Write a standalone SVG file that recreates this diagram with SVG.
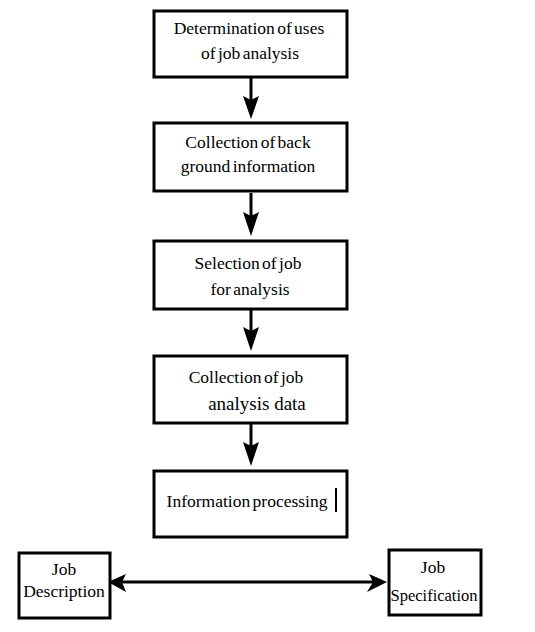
<svg xmlns="http://www.w3.org/2000/svg" width="535" height="632" viewBox="0 0 535 632">
<style>
.box{fill:#fff;stroke:#000;stroke-width:3}
.t{font-family:"Liberation Serif","Times New Roman",serif;font-size:17.5px;fill:#000;text-anchor:middle;word-spacing:-2px}
.ln{stroke:#000;stroke-width:3;fill:none}
.ah{fill:#000}
</style>
<rect width="535" height="632" fill="#fff"/>
<g id="connectors">
<line class="ln" x1="251" y1="78" x2="251" y2="102"/>
<path class="ah" d="M243,96 L251,100 L259,96 L251,119 Z"/>
<line class="ln" x1="251" y1="193" x2="251" y2="218"/>
<path class="ah" d="M243,212 L251,216 L259,212 L251,236 Z"/>
<line class="ln" x1="251" y1="310" x2="251" y2="333"/>
<path class="ah" d="M243,327 L251,331 L259,327 L251,351 Z"/>
<line class="ln" x1="251" y1="424" x2="251" y2="448"/>
<path class="ah" d="M243,442 L251,446 L259,442 L251,466 Z"/>
<line class="ln" x1="118" y1="582" x2="378" y2="582"/>
<path class="ah" d="M108,582 L126,574 L122,582 L126,592 Z"/>
<path class="ah" d="M387,582 L369,574 L373,582 L367,592 Z"/>
</g>
<g id="n1">
<rect class="box" x="154" y="11" width="193" height="66"/>
<text class="t" x="249" y="34">Determination of uses</text>
<text class="t" x="250" y="59">of job analysis</text>
</g>
<g id="n2">
<rect class="box" x="154" y="123" width="193" height="68"/>
<text class="t" x="248" y="148">Collection of back</text>
<text class="t" x="248" y="172">ground information</text>
</g>
<g id="n3">
<rect class="box" x="154" y="241" width="193" height="68"/>
<text class="t" x="248" y="269">Selection of job</text>
<text class="t" x="250" y="295">for analysis</text>
</g>
<g id="n4">
<rect class="box" x="154" y="356" width="193" height="67"/>
<text class="t" x="246" y="383">Collection of job</text>
<text class="t" x="257" y="410" style="font-size:19px;word-spacing:0">analysis data</text>
</g>
<g id="n5">
<rect class="box" x="154" y="471" width="193" height="66"/>
<text class="t" x="247" y="507">Information processing</text>
<line x1="336" y1="488" x2="336" y2="512" stroke="#000" stroke-width="2"/>
</g>
<g id="n6">
<rect class="box" x="19" y="553" width="91" height="65"/>
<text class="t" x="64" y="575">Job</text>
<text class="t" x="64" y="597">Description</text>
</g>
<g id="n7">
<rect class="box" x="389" y="550" width="92" height="65"/>
<text class="t" x="433" y="573">Job</text>
<text class="t" x="434" y="601" textLength="87" lengthAdjust="spacingAndGlyphs">Specification</text>
</g>
</svg>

....................

Word for word, quote the full listing, omitting every picture.

Write a standalone SVG file that recreates this diagram with SVG.
<svg xmlns="http://www.w3.org/2000/svg" width="535" height="632" viewBox="0 0 535 632">
<style>
.box{fill:#fff;stroke:#000;stroke-width:3}
.t{font-family:"Liberation Serif","Times New Roman",serif;font-size:17.5px;fill:#000;text-anchor:middle;word-spacing:-2px}
.ln{stroke:#000;stroke-width:3;fill:none}
.ah{fill:#000}
</style>
<rect width="535" height="632" fill="#fff"/>
<g id="connectors">
<line class="ln" x1="251" y1="78" x2="251" y2="102"/>
<path class="ah" d="M243,96 L251,100 L259,96 L251,119 Z"/>
<line class="ln" x1="251" y1="193" x2="251" y2="218"/>
<path class="ah" d="M243,212 L251,216 L259,212 L251,236 Z"/>
<line class="ln" x1="251" y1="310" x2="251" y2="333"/>
<path class="ah" d="M243,327 L251,331 L259,327 L251,351 Z"/>
<line class="ln" x1="251" y1="424" x2="251" y2="448"/>
<path class="ah" d="M243,442 L251,446 L259,442 L251,466 Z"/>
<line class="ln" x1="118" y1="582" x2="378" y2="582"/>
<path class="ah" d="M108,582 L126,574 L122,582 L126,592 Z"/>
<path class="ah" d="M387,582 L369,574 L373,582 L367,592 Z"/>
</g>
<g id="n1">
<rect class="box" x="154" y="11" width="193" height="66"/>
<text class="t" x="249" y="34">Determination of uses</text>
<text class="t" x="250" y="59">of job analysis</text>
</g>
<g id="n2">
<rect class="box" x="154" y="123" width="193" height="68"/>
<text class="t" x="248" y="148">Collection of back</text>
<text class="t" x="248" y="172">ground information</text>
</g>
<g id="n3">
<rect class="box" x="154" y="241" width="193" height="68"/>
<text class="t" x="248" y="269">Selection of job</text>
<text class="t" x="250" y="295">for analysis</text>
</g>
<g id="n4">
<rect class="box" x="154" y="356" width="193" height="67"/>
<text class="t" x="246" y="383">Collection of job</text>
<text class="t" x="257" y="410" style="font-size:19px;word-spacing:0">analysis data</text>
</g>
<g id="n5">
<rect class="box" x="154" y="471" width="193" height="66"/>
<text class="t" x="247" y="507">Information processing</text>
<line x1="336" y1="488" x2="336" y2="512" stroke="#000" stroke-width="2"/>
</g>
<g id="n6">
<rect class="box" x="19" y="553" width="91" height="65"/>
<text class="t" x="64" y="575">Job</text>
<text class="t" x="64" y="597">Description</text>
</g>
<g id="n7">
<rect class="box" x="389" y="550" width="92" height="65"/>
<text class="t" x="433" y="573">Job</text>
<text class="t" x="434" y="601" textLength="87" lengthAdjust="spacingAndGlyphs">Specification</text>
</g>
</svg>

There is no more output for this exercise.